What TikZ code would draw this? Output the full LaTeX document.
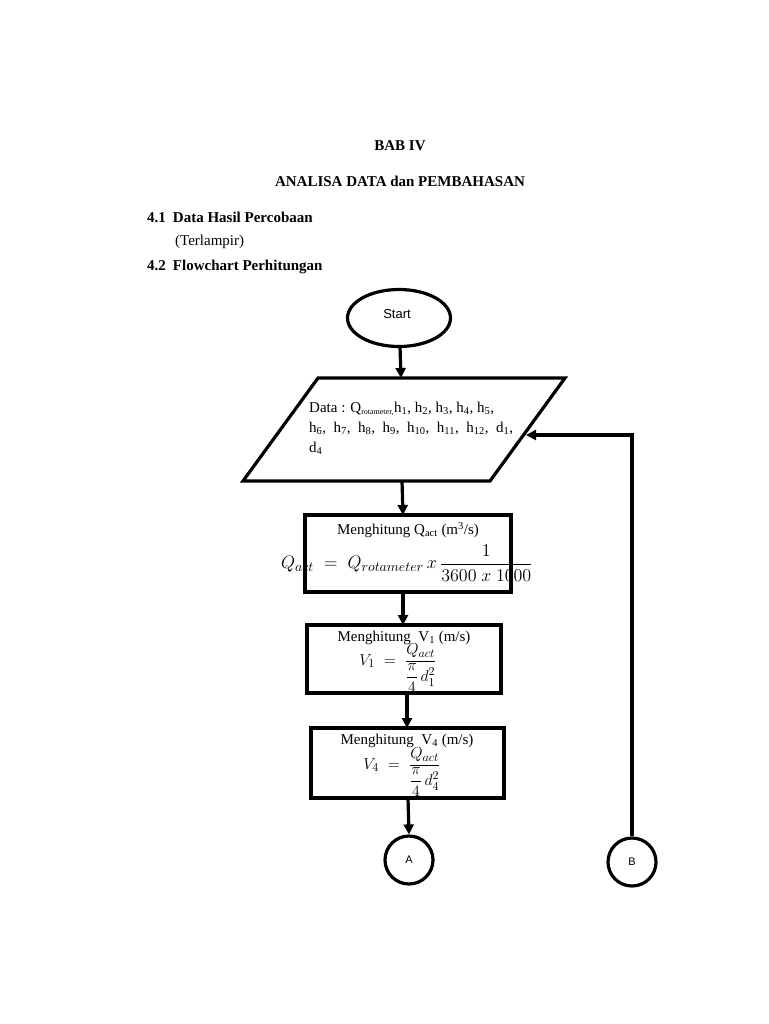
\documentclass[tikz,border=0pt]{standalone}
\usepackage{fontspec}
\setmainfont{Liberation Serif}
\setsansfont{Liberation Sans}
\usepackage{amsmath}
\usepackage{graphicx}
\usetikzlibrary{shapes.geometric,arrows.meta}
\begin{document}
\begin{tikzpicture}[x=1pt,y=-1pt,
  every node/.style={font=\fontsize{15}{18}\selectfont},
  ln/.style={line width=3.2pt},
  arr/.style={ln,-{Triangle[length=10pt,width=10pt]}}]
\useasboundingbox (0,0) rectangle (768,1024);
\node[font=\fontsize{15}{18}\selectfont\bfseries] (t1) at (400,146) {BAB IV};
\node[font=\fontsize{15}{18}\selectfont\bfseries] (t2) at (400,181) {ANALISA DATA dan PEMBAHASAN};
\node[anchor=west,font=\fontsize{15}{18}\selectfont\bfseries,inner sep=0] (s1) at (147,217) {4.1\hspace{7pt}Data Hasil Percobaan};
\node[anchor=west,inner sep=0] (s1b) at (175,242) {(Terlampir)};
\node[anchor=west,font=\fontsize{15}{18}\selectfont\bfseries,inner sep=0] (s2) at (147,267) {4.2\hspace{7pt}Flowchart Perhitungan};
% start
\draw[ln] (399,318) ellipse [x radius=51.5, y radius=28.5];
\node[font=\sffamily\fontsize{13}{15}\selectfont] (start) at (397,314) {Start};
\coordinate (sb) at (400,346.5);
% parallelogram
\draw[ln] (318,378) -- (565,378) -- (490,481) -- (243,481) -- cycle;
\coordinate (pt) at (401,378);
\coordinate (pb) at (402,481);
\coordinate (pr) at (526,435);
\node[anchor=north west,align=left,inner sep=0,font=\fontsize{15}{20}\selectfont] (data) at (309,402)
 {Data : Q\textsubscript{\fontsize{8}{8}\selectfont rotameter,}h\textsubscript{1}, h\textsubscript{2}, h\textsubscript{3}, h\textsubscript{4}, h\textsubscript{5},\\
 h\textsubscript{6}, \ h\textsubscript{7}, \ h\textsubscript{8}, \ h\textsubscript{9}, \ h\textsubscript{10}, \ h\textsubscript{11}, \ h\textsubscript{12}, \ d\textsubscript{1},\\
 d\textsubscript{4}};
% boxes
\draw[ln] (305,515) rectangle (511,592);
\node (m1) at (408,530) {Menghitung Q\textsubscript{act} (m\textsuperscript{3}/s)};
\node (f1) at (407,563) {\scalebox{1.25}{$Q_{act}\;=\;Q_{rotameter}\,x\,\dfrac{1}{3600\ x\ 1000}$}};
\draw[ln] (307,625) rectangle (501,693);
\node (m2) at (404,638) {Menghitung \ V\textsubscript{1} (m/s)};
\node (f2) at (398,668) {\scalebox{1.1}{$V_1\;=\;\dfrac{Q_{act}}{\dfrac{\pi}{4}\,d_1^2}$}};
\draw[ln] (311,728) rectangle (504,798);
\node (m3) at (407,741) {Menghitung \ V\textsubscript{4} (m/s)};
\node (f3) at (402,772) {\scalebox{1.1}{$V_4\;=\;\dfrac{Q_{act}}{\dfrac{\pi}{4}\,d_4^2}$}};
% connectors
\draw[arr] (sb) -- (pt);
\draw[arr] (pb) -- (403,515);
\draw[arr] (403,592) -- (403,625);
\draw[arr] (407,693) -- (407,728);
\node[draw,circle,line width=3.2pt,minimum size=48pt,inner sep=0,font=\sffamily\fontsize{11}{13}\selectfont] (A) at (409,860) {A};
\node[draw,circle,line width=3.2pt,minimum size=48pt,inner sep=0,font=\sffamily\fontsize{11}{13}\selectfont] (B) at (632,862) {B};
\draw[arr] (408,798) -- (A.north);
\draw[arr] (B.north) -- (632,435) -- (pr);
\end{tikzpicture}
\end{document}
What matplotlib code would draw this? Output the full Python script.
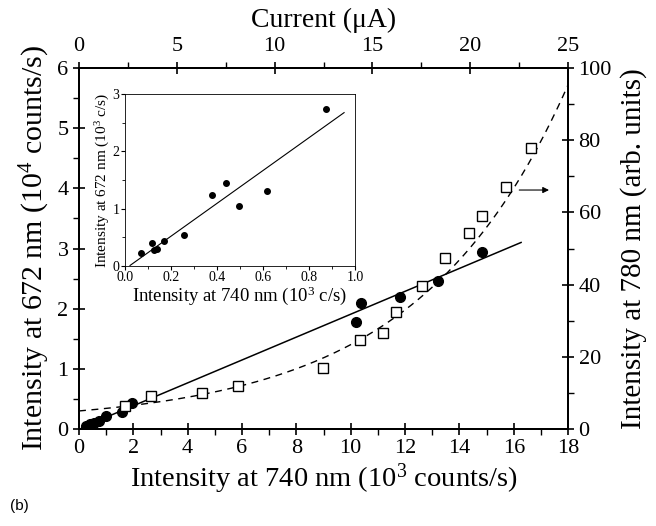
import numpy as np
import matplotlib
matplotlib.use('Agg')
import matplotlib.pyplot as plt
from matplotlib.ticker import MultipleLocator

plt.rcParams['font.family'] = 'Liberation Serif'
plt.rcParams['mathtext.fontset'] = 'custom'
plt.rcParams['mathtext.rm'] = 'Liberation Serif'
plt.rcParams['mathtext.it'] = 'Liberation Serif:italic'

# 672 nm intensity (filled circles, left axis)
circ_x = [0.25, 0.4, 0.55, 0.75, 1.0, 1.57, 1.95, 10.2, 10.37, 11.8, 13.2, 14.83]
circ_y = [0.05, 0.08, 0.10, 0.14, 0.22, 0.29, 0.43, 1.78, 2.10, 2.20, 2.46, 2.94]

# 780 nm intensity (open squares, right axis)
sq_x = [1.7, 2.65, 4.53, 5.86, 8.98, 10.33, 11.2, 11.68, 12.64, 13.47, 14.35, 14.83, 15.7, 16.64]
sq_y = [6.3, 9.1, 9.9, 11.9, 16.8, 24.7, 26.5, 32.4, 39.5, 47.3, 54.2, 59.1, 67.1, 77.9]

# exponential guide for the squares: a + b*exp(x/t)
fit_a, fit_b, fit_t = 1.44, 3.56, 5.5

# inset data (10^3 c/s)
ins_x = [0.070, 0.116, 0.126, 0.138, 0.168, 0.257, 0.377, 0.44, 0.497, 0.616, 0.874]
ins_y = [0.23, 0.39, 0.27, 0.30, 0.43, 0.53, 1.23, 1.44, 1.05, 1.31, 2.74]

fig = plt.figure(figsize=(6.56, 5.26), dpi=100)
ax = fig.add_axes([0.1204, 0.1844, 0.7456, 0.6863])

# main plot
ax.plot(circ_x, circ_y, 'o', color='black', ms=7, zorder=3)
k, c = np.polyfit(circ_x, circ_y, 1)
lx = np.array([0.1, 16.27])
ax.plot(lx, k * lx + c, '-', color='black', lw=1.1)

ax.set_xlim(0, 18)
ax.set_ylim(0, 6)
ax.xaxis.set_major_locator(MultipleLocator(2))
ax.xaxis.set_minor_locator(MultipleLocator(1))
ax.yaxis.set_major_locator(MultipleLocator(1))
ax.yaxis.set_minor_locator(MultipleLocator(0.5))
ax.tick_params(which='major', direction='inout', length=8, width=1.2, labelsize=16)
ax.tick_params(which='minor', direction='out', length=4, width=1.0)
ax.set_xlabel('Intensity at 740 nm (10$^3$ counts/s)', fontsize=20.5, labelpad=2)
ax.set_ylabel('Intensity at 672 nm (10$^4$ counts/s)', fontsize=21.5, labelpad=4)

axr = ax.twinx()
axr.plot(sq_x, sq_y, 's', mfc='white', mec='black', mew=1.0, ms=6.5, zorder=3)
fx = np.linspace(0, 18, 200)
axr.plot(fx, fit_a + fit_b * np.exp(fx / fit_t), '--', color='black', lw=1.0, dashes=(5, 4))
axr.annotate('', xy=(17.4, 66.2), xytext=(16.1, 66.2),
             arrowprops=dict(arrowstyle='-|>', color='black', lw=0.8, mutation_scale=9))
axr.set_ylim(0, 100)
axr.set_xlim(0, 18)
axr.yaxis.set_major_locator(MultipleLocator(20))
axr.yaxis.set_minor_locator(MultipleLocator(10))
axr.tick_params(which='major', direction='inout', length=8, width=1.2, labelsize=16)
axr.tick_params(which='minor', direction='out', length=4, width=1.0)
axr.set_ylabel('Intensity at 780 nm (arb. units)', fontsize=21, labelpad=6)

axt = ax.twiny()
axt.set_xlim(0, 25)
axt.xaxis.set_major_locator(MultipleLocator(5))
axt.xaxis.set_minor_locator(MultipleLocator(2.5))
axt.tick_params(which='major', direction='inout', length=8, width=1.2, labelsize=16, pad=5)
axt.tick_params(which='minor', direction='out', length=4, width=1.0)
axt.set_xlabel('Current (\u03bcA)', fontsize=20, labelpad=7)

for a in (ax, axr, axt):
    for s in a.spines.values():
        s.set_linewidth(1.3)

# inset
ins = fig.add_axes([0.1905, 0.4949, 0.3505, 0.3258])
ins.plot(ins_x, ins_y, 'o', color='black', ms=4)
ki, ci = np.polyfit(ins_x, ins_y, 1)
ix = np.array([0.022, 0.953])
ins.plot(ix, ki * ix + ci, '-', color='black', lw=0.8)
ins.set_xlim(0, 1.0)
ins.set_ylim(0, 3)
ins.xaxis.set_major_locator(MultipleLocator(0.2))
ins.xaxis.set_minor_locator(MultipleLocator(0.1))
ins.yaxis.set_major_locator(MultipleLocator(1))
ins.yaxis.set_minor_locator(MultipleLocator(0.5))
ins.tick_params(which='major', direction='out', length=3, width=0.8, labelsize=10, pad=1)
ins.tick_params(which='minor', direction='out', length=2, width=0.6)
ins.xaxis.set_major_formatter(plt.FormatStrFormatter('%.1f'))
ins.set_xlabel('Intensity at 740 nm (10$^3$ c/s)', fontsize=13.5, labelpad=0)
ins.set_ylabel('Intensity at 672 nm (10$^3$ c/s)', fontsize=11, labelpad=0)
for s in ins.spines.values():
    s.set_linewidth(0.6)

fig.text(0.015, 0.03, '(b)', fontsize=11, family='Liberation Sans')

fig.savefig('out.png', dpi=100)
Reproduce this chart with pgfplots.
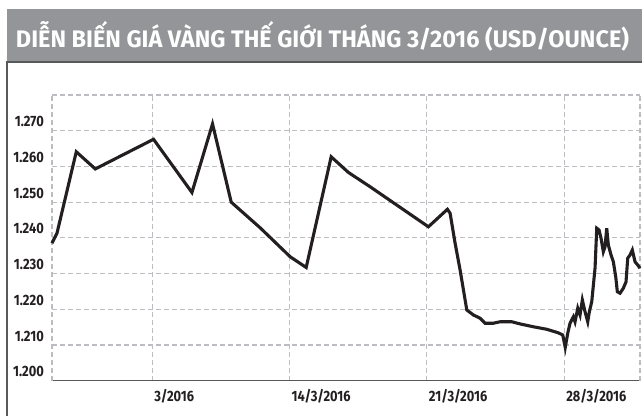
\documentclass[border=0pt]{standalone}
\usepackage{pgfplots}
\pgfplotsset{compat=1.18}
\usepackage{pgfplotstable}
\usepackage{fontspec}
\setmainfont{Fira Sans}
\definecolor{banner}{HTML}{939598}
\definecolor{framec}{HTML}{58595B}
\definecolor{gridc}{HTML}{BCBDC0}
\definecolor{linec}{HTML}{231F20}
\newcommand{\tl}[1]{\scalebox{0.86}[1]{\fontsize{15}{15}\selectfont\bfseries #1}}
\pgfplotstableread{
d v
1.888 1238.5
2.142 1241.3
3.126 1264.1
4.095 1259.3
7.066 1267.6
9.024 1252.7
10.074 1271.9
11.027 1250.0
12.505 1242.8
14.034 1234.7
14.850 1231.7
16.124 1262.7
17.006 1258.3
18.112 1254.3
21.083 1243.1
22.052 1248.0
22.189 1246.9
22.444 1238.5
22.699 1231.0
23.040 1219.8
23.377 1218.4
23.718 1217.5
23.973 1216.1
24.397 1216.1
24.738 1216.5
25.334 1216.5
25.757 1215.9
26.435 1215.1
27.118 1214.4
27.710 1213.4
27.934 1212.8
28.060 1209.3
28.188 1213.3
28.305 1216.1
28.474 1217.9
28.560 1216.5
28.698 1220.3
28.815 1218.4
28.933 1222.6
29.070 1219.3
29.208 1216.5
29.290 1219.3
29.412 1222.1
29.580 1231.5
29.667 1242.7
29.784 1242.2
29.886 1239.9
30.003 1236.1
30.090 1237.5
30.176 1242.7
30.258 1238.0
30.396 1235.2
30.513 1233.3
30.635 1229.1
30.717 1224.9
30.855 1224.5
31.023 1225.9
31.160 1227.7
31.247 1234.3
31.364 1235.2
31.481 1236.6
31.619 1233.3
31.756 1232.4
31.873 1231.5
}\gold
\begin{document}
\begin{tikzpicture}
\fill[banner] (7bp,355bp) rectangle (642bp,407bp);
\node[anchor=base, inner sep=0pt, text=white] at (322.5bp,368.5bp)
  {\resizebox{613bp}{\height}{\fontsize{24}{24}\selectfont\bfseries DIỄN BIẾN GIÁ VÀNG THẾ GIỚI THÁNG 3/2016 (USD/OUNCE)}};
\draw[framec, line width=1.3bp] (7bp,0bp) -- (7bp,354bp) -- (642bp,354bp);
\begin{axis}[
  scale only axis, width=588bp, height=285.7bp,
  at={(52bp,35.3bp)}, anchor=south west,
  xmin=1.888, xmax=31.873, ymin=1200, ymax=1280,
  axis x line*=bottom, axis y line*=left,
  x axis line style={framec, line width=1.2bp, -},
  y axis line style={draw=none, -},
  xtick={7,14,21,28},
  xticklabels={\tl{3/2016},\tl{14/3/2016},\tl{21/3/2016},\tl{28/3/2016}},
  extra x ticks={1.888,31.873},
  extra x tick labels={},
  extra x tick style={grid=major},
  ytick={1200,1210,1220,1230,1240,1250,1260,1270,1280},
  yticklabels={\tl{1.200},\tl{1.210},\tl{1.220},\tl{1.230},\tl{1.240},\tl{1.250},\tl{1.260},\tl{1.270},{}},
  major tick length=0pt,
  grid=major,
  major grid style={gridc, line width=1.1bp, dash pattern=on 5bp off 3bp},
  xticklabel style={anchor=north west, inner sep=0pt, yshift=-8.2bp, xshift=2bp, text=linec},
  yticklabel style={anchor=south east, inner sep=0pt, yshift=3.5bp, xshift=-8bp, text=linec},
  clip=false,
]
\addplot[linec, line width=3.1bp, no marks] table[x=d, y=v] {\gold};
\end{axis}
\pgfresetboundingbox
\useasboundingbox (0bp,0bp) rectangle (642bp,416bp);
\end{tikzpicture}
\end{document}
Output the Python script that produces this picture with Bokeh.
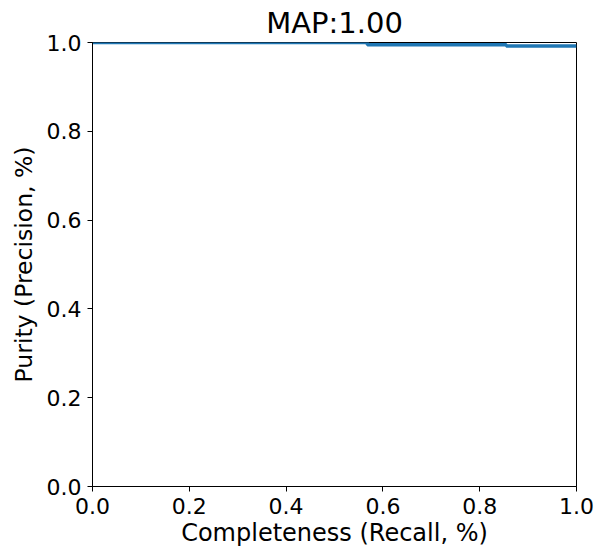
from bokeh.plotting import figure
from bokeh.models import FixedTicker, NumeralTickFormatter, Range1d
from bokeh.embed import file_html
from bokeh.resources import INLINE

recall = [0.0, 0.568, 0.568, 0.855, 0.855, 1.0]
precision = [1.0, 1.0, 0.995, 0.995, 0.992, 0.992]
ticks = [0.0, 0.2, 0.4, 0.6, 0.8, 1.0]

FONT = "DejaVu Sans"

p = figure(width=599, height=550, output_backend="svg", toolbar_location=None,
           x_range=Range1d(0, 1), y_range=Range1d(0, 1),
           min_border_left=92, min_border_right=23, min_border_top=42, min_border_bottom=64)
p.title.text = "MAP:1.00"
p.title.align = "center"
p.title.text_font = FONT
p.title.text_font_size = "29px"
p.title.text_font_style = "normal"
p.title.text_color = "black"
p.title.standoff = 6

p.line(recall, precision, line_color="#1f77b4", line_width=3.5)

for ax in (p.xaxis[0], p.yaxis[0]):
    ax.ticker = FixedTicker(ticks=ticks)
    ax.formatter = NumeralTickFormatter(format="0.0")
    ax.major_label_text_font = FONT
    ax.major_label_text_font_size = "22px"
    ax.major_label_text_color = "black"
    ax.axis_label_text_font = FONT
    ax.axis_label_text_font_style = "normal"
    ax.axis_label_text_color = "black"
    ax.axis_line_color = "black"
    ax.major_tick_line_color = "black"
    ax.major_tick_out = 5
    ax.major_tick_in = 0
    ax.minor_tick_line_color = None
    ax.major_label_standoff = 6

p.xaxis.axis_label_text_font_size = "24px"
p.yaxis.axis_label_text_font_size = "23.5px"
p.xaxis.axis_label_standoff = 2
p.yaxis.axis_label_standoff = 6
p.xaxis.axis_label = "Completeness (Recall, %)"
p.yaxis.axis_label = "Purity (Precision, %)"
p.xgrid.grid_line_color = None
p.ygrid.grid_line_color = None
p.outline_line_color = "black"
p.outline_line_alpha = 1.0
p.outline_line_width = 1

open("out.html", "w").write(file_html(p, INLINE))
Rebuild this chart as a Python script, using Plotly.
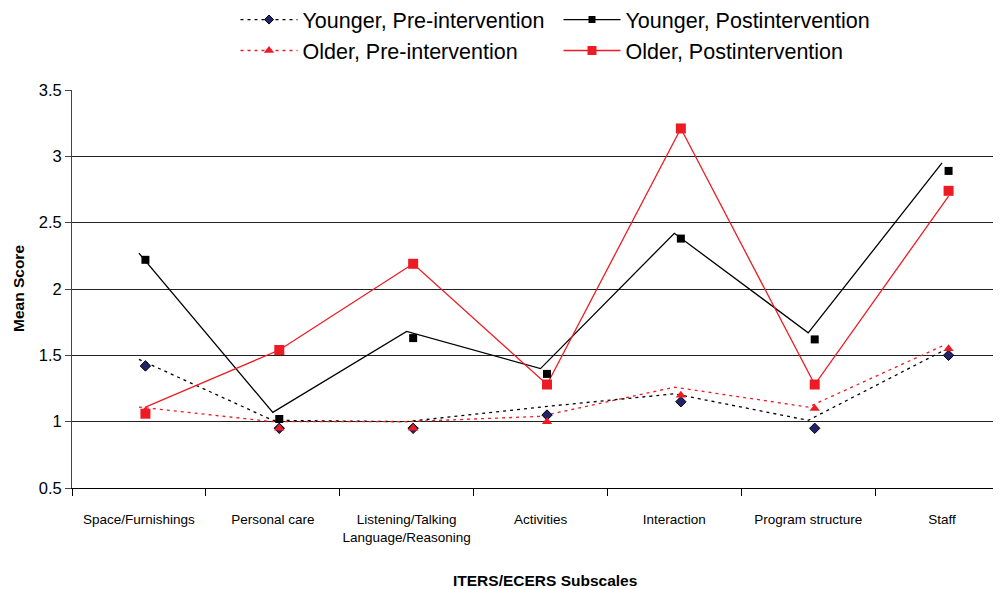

○ ○ ○

WHAT IS NEEDED
Between the line with "Output the Python" and the line with "from bokeh.resources import INLINE", ends included, lies the span to copy exactly; copy nothing else and leave out the pictures.

FINAL ANSWER
Output the Python script that produces this picture with Bokeh.
from bokeh.plotting import figure
from bokeh.models import FixedTicker, NumeralTickFormatter, Range1d
from bokeh.embed import file_html
from bokeh.resources import INLINE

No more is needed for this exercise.